The 2% cash rate in Australia is here to stay—at least for a while. The announcement came following Tuesday’s policy meeting and took many analysts by surprise.
Maintaining the current status quo on interest rates seems to be the going trend at the moment. The Federal Reserve last week also chose to leave the current interest rate—which has remained at zero for close to nine years—unchanged.
Both central banks have been watching the global economic picture as well as their own local financial situation and have concluded that nothing should be done to rock the boat at the moment.
The RBA board estimated that the prospects for the country’s improved economic condition had strengthened somewhat over the last few months.
The RBS board estimated that the prospects for the country’s improved economic condition had strengthened somewhat over the last few months and that a cut in the cash rate at this time was not called for. Should there be a further softening of inflation, they maintained, the need for a rate cut would be re-examined.
Low Inflation Not Low Enough
The September quarter Consumer Price Index (CPI) released last week showed annual inflation was running at just 1.5 per cent, weaker than expected and below the RBA's forecasts. But this wasn’t enough to motivate an RBS rate cut.
Economists have been divided on the impact of a continued 2 per cent cash rate and voting at the policy meeting was close. Most of the major Australian banking concerns, including Westpac, ANZ, the Commonwealth Bank and NAB, predicted last month that the RBS would come through with a cut of between 15 to 20 basis points. That did not happen.
The Australian Retailers Association (ARA) had been calling for a reduction in interest rates for some time and was disappointed at the RBS decision.
The Australian dollar is directly affected by the country’s interest rates rise. When interest rates go up, the AUD is strengthened against other currencies. A strong Australian dollar attracts overseas investors and drives up demand for the Australian currency. It can also reduce the returns from global shares for Australian investors. Conversely, when there is a drop in interest rates, the AUD weakens against other currencies and Australian exports and commodities become more affordable for foreign buyers.
The effect of the RBS determination on the global economy may not be felt immediately and will probably be short-lived.
Low Rates=More Spending
It is, of course, the Australian consumer that is most directly affected by the ups and downs of the interest rate. Aussies benefit from a lower interest rate by paying lower debt repayments while leaving the rate as it is at the moment means continued higher repayments on loans, credit cards and mortgages. This in turn decreases the average consumer’s discretionary income and they buy less, causing a drop in retail sales.
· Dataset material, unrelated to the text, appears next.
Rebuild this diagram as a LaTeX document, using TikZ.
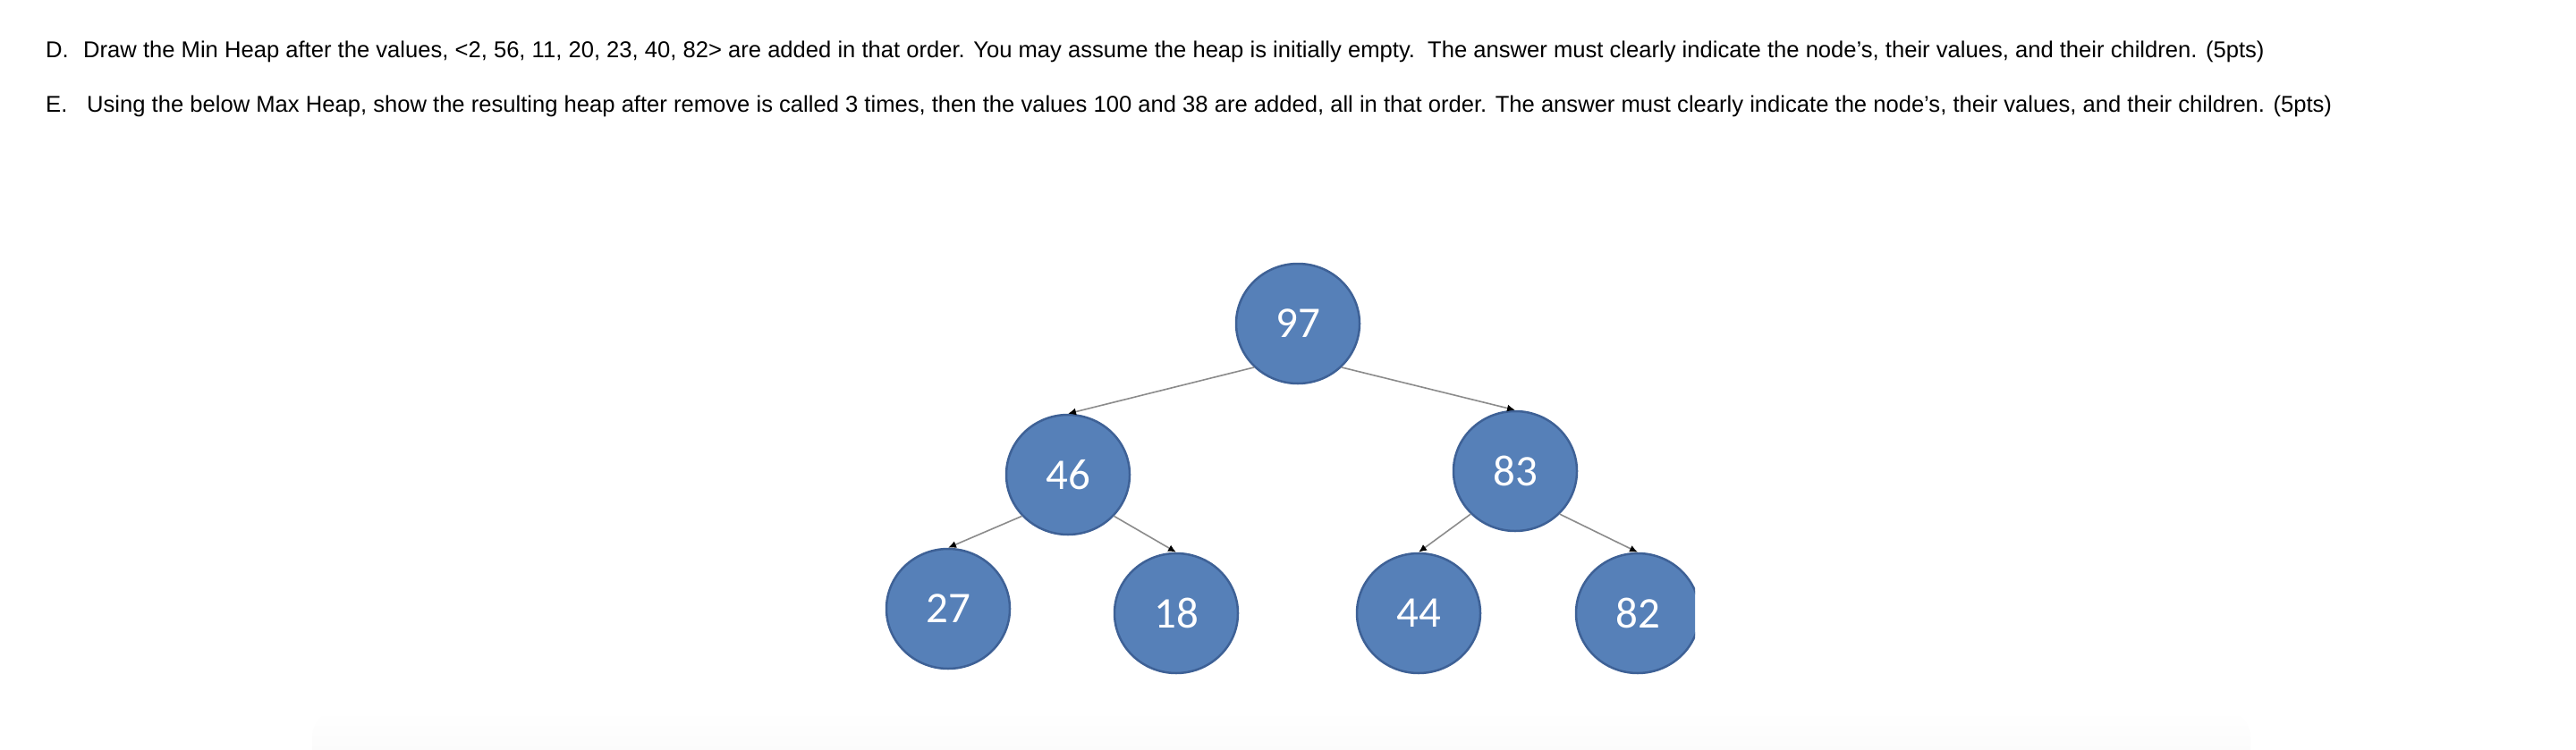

The next report to be announced by the RBS is the Statement of Monetary Policy which will be out later in the week and economists are expecting the central bank to revise its inflation forecasts accordingly. Some analysts seem to point to the Fed as the key factor in any RBS move. Should the U.S. central bank introduce an interest rate hike at its next policy meeting in December, it could trigger economic moves around the world and the RBS could be encouraged to move ahead with its own interest rate change.